*Requirements*.
Find all the lines with "that" and gather them.

*Material*.
-- start --
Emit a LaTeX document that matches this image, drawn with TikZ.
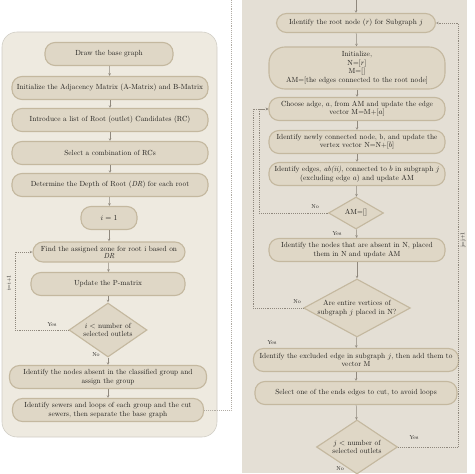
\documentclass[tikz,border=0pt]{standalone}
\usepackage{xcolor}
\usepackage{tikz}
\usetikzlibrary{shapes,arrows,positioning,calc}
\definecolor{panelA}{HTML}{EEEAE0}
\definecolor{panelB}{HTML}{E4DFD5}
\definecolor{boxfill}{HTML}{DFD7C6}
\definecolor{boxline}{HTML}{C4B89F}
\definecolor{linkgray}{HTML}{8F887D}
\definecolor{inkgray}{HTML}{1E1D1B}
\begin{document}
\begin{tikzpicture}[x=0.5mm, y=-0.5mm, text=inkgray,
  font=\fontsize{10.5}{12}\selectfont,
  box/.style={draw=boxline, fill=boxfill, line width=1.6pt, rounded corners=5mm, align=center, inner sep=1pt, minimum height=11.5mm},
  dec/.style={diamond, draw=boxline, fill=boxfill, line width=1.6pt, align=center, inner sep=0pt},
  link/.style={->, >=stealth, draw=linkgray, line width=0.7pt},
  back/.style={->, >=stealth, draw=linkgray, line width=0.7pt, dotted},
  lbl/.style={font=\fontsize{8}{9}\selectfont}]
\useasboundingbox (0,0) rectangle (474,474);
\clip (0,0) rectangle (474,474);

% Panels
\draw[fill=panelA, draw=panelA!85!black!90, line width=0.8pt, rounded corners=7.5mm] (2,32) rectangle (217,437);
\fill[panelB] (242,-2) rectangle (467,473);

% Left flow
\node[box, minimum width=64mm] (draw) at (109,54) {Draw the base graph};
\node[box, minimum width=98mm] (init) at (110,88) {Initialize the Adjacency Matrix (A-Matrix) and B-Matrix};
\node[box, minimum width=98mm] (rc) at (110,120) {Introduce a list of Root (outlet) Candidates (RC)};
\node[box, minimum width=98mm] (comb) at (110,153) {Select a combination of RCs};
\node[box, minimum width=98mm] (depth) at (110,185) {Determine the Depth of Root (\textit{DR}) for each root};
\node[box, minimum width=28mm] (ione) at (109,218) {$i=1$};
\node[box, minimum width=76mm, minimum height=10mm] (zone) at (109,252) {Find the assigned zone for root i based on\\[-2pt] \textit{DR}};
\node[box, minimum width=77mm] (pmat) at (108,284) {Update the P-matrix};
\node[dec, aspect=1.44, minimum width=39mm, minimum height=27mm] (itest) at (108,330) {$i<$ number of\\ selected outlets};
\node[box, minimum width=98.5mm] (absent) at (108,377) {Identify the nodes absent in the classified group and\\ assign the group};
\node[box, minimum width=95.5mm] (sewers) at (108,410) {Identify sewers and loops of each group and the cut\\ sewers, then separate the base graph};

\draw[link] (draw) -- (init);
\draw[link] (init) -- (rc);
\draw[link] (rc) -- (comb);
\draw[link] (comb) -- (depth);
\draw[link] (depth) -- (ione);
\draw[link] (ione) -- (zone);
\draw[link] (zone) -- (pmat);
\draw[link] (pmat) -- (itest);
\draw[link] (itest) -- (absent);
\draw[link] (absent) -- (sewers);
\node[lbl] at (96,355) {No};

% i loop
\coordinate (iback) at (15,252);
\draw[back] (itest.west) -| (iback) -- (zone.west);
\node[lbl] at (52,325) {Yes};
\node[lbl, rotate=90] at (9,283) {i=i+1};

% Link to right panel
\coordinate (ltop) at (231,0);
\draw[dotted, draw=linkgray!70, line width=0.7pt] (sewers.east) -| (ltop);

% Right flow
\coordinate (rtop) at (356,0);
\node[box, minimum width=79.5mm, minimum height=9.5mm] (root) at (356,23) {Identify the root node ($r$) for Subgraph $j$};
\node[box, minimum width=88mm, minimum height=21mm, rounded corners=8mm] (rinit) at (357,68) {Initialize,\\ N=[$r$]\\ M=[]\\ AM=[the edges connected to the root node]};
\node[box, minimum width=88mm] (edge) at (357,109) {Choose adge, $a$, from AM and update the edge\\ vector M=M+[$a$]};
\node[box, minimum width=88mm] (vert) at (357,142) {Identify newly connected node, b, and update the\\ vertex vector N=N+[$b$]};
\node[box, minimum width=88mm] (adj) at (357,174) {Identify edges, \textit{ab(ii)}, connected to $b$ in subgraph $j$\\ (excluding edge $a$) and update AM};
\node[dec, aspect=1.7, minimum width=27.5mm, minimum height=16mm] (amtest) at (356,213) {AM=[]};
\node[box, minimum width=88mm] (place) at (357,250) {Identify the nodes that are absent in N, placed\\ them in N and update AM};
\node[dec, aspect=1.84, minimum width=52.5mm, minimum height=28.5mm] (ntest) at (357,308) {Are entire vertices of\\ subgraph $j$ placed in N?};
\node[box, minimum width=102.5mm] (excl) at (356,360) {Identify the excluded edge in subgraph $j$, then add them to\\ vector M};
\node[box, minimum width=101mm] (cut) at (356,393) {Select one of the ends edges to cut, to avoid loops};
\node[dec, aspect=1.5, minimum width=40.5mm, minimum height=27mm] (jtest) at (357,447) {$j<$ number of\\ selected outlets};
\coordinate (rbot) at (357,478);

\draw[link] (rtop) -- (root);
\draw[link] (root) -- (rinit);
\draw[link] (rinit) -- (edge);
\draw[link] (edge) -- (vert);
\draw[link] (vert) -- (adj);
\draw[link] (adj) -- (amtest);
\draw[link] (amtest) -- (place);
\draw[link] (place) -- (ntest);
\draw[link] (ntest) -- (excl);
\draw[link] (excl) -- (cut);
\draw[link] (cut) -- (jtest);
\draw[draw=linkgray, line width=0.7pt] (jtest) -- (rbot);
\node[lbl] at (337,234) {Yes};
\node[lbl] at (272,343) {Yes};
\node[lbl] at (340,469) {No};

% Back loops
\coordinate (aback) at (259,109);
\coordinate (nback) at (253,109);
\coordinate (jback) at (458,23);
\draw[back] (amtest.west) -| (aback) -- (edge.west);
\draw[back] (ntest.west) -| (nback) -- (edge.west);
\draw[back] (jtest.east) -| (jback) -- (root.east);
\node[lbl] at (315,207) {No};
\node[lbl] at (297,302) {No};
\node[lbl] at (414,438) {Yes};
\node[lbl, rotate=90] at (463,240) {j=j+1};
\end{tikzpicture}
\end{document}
-- end --
*Output of the task*.
Emit a LaTeX document that matches this image, drawn with TikZ.
\node[box, minimum width=88mm] (place) at (357,250) {Identify the nodes that are absent in N, placed\\ them in N and update AM};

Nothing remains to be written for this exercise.